His .22-caliber and .38-caliber guns were prized because they were easy to conceal. His .357-caliber offered a much louder bang.
“At the time, we liked the noise,” he said. “We’d fire them off for New Year’s, Fourth of July. We’d fire them anywhere there was an open space.”
Then some Cleanaz started firing those guns at other people, protecting territory and drug supplies.
“It was like a wildfire,” Williams said. “We started just like any group of kids. We hung out just like kids would hang out to play basketball … But it wasn’t basketball.”
SWEPT UP
As the violence escalated, police organized a raid on Nov. 15, 2000, netting 21 arrests and dozens of illegal guns.
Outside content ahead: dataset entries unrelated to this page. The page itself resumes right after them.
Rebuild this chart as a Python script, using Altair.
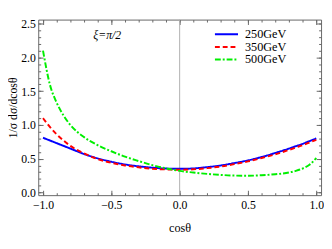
import altair as alt
import pandas as pd

cos_grid = [-1.0, -0.95, -0.9, -0.85, -0.8, -0.7, -0.6, -0.5, -0.4, -0.3, -0.2, -0.1,
            0.0, 0.1, 0.2, 0.3, 0.4, 0.5, 0.6, 0.7, 0.8, 0.85, 0.9, 0.95, 1.0]
v250 = [0.81, 0.77, 0.73, 0.69, 0.65, 0.57, 0.505, 0.455, 0.415, 0.387, 0.367, 0.354,
        0.35, 0.356, 0.375, 0.40, 0.435, 0.475, 0.525, 0.585, 0.65, 0.685, 0.72, 0.76, 0.80]
v350 = [1.10, 0.97, 0.86, 0.77, 0.69, 0.58, 0.495, 0.44, 0.40, 0.372, 0.352, 0.341,
        0.337, 0.343, 0.36, 0.385, 0.42, 0.46, 0.51, 0.565, 0.63, 0.665, 0.70, 0.74, 0.78]
v500 = [2.10, 1.60, 1.33, 1.14, 1.00, 0.82, 0.70, 0.61, 0.53, 0.465, 0.405, 0.357,
        0.32, 0.295, 0.275, 0.26, 0.25, 0.248, 0.255, 0.27, 0.295, 0.32, 0.355, 0.41, 0.51]

series_names = ["250GeV", "350GeV", "500GeV"]
series_colors = ["#0000ff", "#ff0000", "#00ee00"]
series_dash = [[1, 0], [5, 3], [6, 2, 2, 2]]

x_major = [-1.0, -0.5, 0.0, 0.5, 1.0]
x_minor = [round(-1.0 + 0.1 * i, 1) for i in range(21)]
y_major = [0.0, 0.5, 1.0, 1.5, 2.0, 2.5]
y_minor = [round(0.1 * i, 1) for i in range(26)]

note_text = ["ξ=π/2"]
note_cos = [-0.53]
note_val = [2.33]

rows = []
for name, vals in zip(series_names, [v250, v350, v500]):
    for c, v in zip(cos_grid, vals):
        rows.append({"cos": c, "val": v, "series": name})
df = pd.DataFrame(rows)

FONT = "Liberation Serif"
FRAME = "#666666"
xs = alt.Scale(domain=[-1.035, 1.035], nice=False, zero=False)
ys = alt.Scale(domain=[-0.04, 2.56], nice=False, zero=False)

leg = alt.Legend(title=None, orient="none", legendX=180, legendY=10, symbolType="stroke",
                 symbolSize=560, symbolStrokeWidth=2, clipHeight=10, labelFont=FONT,
                 labelFontSize=12.5, labelColor="black", padding=0, rowPadding=0, labelOffset=6)

lines = alt.Chart(df).mark_line(strokeWidth=2, interpolate="monotone").encode(
    x=alt.X("cos:Q", scale=xs, axis=alt.Axis(values=x_major, format=".1f", ticks=False, domain=False,
                                             grid=False, title="cosθ", labelFont=FONT, labelFontSize=12,
                                             labelColor="black", labelPadding=5, titleFont=FONT,
                                             titleFontSize=12.5, titleFontWeight="normal", titleColor="black",
                                             titlePadding=11)),
    y=alt.Y("val:Q", scale=ys, axis=alt.Axis(values=y_major, format=".1f", ticks=False, domain=False,
                                             grid=False, title="1/σ dσ/dcosθ", labelFont=FONT,
                                             labelFontSize=12, labelColor="black", labelPadding=3,
                                             titleFont=FONT, titleFontSize=12, titleFontWeight="normal",
                                             titleColor="black", titlePadding=1)),
    color=alt.Color("series:N", scale=alt.Scale(domain=series_names, range=series_colors), legend=leg),
    strokeDash=alt.StrokeDash("series:N", scale=alt.Scale(domain=series_names, range=series_dash), legend=leg),
)


def tick_layer(xo, yo, xv, yv, size):
    return alt.Chart(df).mark_point(opacity=0).encode(
        x=alt.X("cos:Q", scale=xs, axis=alt.Axis(orient=xo, values=xv, labels=False, domain=False, grid=False,
                                                 title=None, tickSize=size, offset=-size, tickColor=FRAME,
                                                 tickWidth=1)),
        y=alt.Y("val:Q", scale=ys, axis=alt.Axis(orient=yo, values=yv, labels=False, domain=False, grid=False,
                                                 title=None, tickSize=size, offset=-size, tickColor=FRAME,
                                                 tickWidth=1)),
    )


t1 = tick_layer("bottom", "left", x_major, y_major, 5)
t2 = tick_layer("bottom", "left", x_minor, y_minor, 2.5)
t3 = tick_layer("top", "right", x_major, y_major, 5)
t4 = tick_layer("top", "right", x_minor, y_minor, 2.5)

zero_rule = alt.Chart(pd.DataFrame({"cos": [0.0]})).mark_rule(color="#b0b0b0", strokeWidth=1).encode(
    x=alt.X("cos:Q", scale=xs, axis=None))

note = alt.Chart(pd.DataFrame({"cos": note_cos, "val": note_val, "t": note_text})).mark_text(
    font=FONT, fontSize=12, fontStyle="italic", color="black").encode(
    x=alt.X("cos:Q", scale=xs, axis=None), y=alt.Y("val:Q", scale=ys, axis=None), text="t:N")

chart = alt.layer(zero_rule, lines, t1, t2, t3, t4, note).resolve_scale(
    x="shared", y="shared").resolve_axis(x="independent", y="independent").properties(
    width=290, height=180, autosize=alt.AutoSizeParams(type="none"),
    padding={"left": 31, "top": 9, "right": 3, "bottom": 40}
).configure_view(stroke=FRAME, strokeWidth=1)

chart.save("out.html", embed_options={"renderer": "svg", "actions": False})
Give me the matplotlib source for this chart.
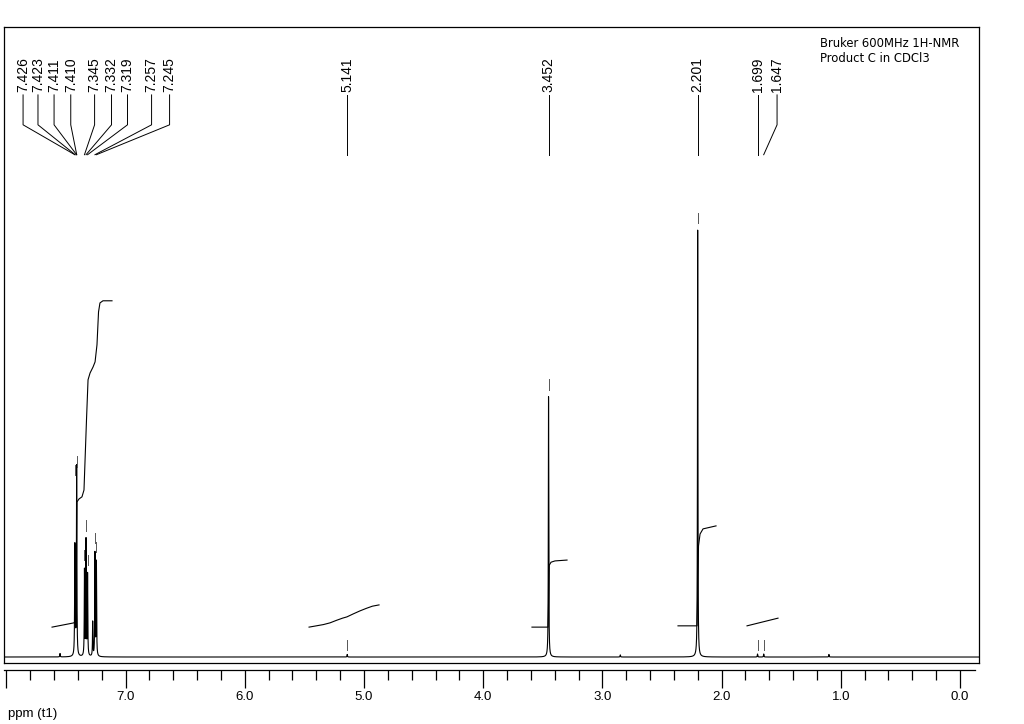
import numpy as np
import matplotlib
matplotlib.use("Agg")
import matplotlib.pyplot as plt

plt.rcParams['font.family'] = ['Liberation Sans', 'DejaVu Sans']

# peak list: position (ppm) and height (2.201 singlet = 100)
peak_ppm = [7.426, 7.423, 7.411, 7.410, 7.345, 7.332, 7.319, 7.276, 7.257, 7.245,
            7.55, 5.141, 3.452, 2.85, 2.201, 1.699, 1.647, 1.10]
peak_height = [20, 18, 25, 22, 20, 27, 19, 8, 24, 22,
               0.8, 0.6, 61, 0.5, 100, 0.7, 0.7, 0.6]
hwhm = 0.002

# picked peaks (labels at the top)
label_ppm = [7.426, 7.423, 7.411, 7.410, 7.345, 7.332, 7.319, 7.257, 7.245,
             5.141, 3.452, 2.201, 1.699, 1.647]
label_text = ['7.426', '7.423', '7.411', '7.410', '7.345', '7.332', '7.319', '7.257', '7.245',
              '5.141', '3.452', '2.201', '1.699', '1.647']
# where each label sits along the ppm axis
label_pos = [7.860, 7.735, 7.600, 7.460, 7.260, 7.118, 6.984, 6.782, 6.631,
             5.141, 3.452, 2.201, 1.699, 1.535]
# marker heights above the picked peaks
marker_ppm = [7.426, 7.411, 7.345, 7.332, 7.319, 7.257, 7.245, 5.141, 3.452, 2.201, 1.699, 1.647]
marker_base = [41, 43, 21, 28, 20, 25, 23, 0, 61, 100, 0, 0]

# integral traces (ppm, level)
int1_ppm = [7.617, 7.433, 7.416, 7.408, 7.391, 7.366, 7.349, 7.328, 7.315, 7.298,
            7.273, 7.256, 7.240, 7.227, 7.215, 7.190, 7.114]
int1_val = [7.0, 8.0, 8.7, 36.3, 37.0, 37.5, 39.1, 55.5, 64.9, 66.5,
            67.9, 69.1, 73.1, 80.8, 82.9, 83.4, 83.4]
int2_ppm = [5.461, 5.40, 5.34, 5.285, 5.23, 5.18, 5.143, 5.09, 5.034, 4.98, 4.93, 4.874]
int2_val = [7.0, 7.3, 7.6, 8.0, 8.6, 9.1, 9.4, 10.1, 10.8, 11.4, 11.9, 12.2]
int3_ppm = [3.591, 3.456, 3.450, 3.446, 3.431, 3.398, 3.297]
int3_val = [7.0, 7.0, 15.0, 21.5, 22.2, 22.5, 22.7]
int4_ppm = [2.366, 2.206, 2.194, 2.181, 2.156, 2.047]
int4_val = [7.3, 7.3, 26.0, 28.8, 30.0, 30.7]
int5_ppm = [1.787, 1.527]
int5_val = [7.3, 9.1]

xlim = (8.020, -0.159)
ylim = (-1.4, 147.5)

ppm = np.linspace(8.1, -0.2, 60000)
spec = np.zeros_like(ppm)
for p, h in zip(peak_ppm, peak_height):
    spec += h / (1 + ((ppm - p) / hwhm) ** 2)

fig = plt.figure(figsize=(10.24, 7.24), dpi=100)
ax = fig.add_axes([4 / 1024, (724 - 663) / 724, 975 / 1024, 636 / 724])
ax.plot(ppm, spec, color='black', lw=0.8)
for xs, ys in [(int1_ppm, int1_val), (int2_ppm, int2_val), (int3_ppm, int3_val),
               (int4_ppm, int4_val), (int5_ppm, int5_val)]:
    ax.plot(xs, ys, color='black', lw=0.8)

for p, b in zip(marker_ppm, marker_base):
    ax.plot([p, p], [b + 1.6, b + 4.0], color='#555555', lw=0.7)

for p, lp, t in zip(label_ppm, label_pos, label_text):
    ax.text(lp, 132.3, t, rotation=90, ha='center', va='bottom', fontsize=10)
    if abs(lp - p) > 0.01:
        ax.plot([lp, lp, p], [131.6, 124.6, 117.6], color='black', lw=0.7)
    else:
        ax.plot([p, p], [131.6, 117.6], color='black', lw=0.7)

fig.text(820 / 1024, (724 - 37) / 724, 'Bruker 600MHz 1H-NMR\nProduct C in CDCl3',
         fontsize=9.3, va='top', ha='left', family='DejaVu Sans', fontstretch='condensed',
         linespacing=1.25)

ax.set_xlim(xlim)
ax.set_ylim(ylim)
ax.set_xticks([])
ax.set_yticks([])
for s in ax.spines.values():
    s.set_linewidth(0.9)

# ppm scale under the box
sc = fig.add_axes([4 / 1024, (724 - 670) / 724, 971 / 1024, 0.0001])
sc.set_xlim(8.020, -0.126)
for s in ['top', 'left', 'right']:
    sc.spines[s].set_visible(False)
sc.spines['bottom'].set_linewidth(0.9)
sc.set_yticks([])
sc.set_xticks([8, 7, 6, 5, 4, 3, 2, 1, 0])
sc.set_xticklabels(['', '7.0', '6.0', '5.0', '4.0', '3.0', '2.0', '1.0', '0.0'])
sc.set_xticks(np.arange(0.2, 8.0, 0.2), minor=True)
sc.tick_params(axis='x', which='major', length=13, width=0.9, labelsize=9.5, pad=2, direction='out')
sc.tick_params(axis='x', which='minor', length=7, width=0.9, direction='out')
fig.text(8 / 1024, 1 - 714 / 724, 'ppm (t1)', fontsize=9.5, va='center', ha='left')

fig.savefig('out.png', dpi=100)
It was one of the first major actions to stop the Cleanaz.
Williams was one of the many gang members arrested that day, charged with weapons possession when police found his three guns at his home.
“That was the start of the Cleanaz extinction,” he said. He added that he was almost relieved to be arrested.
“It may sound funny, but I was kind of expecting to get caught. I kind of figured the run wouldn’t last too long.”
He pleaded guilty and was sent to Elmira. He kept track from behind bars as friend after friend was arrested. Every friend he had is now in prison.
“Some of my friends are in jail forever, for murder. Those were old comrades,” he said, regret and confusion warring in his voice.
It’s still hard for him to believe that the children he grew up with would actually kill someone.
“Sometimes best friends become strangers,” he said.
He’s moved on and made new friends. He isn’t eagerly counting down the days until his old comrades are released, and he said he doesn’t plan to renew those friendships unless they prove themselves to be law-abiding adults. After all, he said, he’s working full-time. He’s earned his GED and taken college classes. He’s raising a son. He’s volunteering in the community.
“If they’re not doing something like that, I don’t think we have anything in common,” he said.
He’d like them to turn themselves around.
“Those were the people I grew up with. Of course I’d like to see them doing the right thing,” he said. “But I don’t lose any sleep over it. We all made our own beds. Some of us need to sleep in them a little longer.”